Tuesday, June 23, 2015

Mad Pursuits


It is natural that the burgeoning twenty-first century have some questions for the remnants of the twentieth. To re-interrogate Deconstructionism, its aims and ethos: would it be transgressive to inquire whether certain Deconstructionist formulations employ roughly the same imperative spread-sheet employed by post-modernists and post-modernism? If Deconstructionism and post-modernism do share a number of imperatives, will that create a conception of Deconstructionism acceptable to us in the humanities now? These questions would not arise in my consciousness unless I harbored suspicions that The Death Of The Author, the dissolution of the constitutive subject, and there is nothing outside the text might have been meant perhaps more literally then some have supposed. As in, the Deconstructionist game consisted, at least partly, of wiping out the potentialities of individuals and individual authorship, and obliterating (as post-modernism did, in destroying both aesthetic formality and metaphysical inquiry) any sense for the potentialities of being an individual against conglomerate interests at all. These are dark surmises, and may end as nothing more, just as looking for depth consonance beneath the surface of Deconstructionist textuality may or may not find anything jeweled, behind the veneer of crabbed hermeticism which constitutes most Deconstructionist texts. They may be games against metaphysical inquiry or not, and indicate whether Deconstructionism amounts, at least in part, to a disguised, baroque-seeming enforcement of post-modern rigor against aesthetic formality, metaphysical inquiry, and the potentialities of the individual against society.

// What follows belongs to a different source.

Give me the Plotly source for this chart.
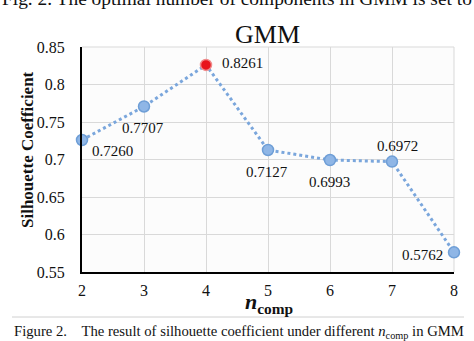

I am thinking of these things as I continue my own inquiry into values around aesthetic formality, via examination of Keats' Odal Cycle. Keats has his own, individual manner of enforcing the form of his forms; how he makes the Odes preen (and I do not wish to use "preen" pejoratively, though it may seem so) and pirouette in advertising their own sumptuous gorgeousness, and every form becomes meta-formal in advertising itself. The liberation possible in this century, expedited through myself, Abby, and PFS in general, has so much to do with the potentialities of individuals, both in alignments and against conglomerates and conglomerate interests, that I cannot help but laugh at the post-modern illness, which blusters boldly forward, proud never to seem to be retreating, from nothingness into greater nothingness, while poor Abby and I are forced to blaze a trail that, where formality is concerned, must begin from nineteenth century models (Keats, Shelley, Ingres, David): shame on us! Metaphysics, formality, individuals! The dark supposition of a secret alignment between Deconstructionism and post-modernism is just one vista issuing out of what we have accomplished in the last ten years of Philadelphia, and it remains just that for me: a supposition. It will take a few decades for Deconstructionism to demonstrate just how much was (and is) actually there beneath the surface of its dictates, and for what manifests around PFS to respond adequately.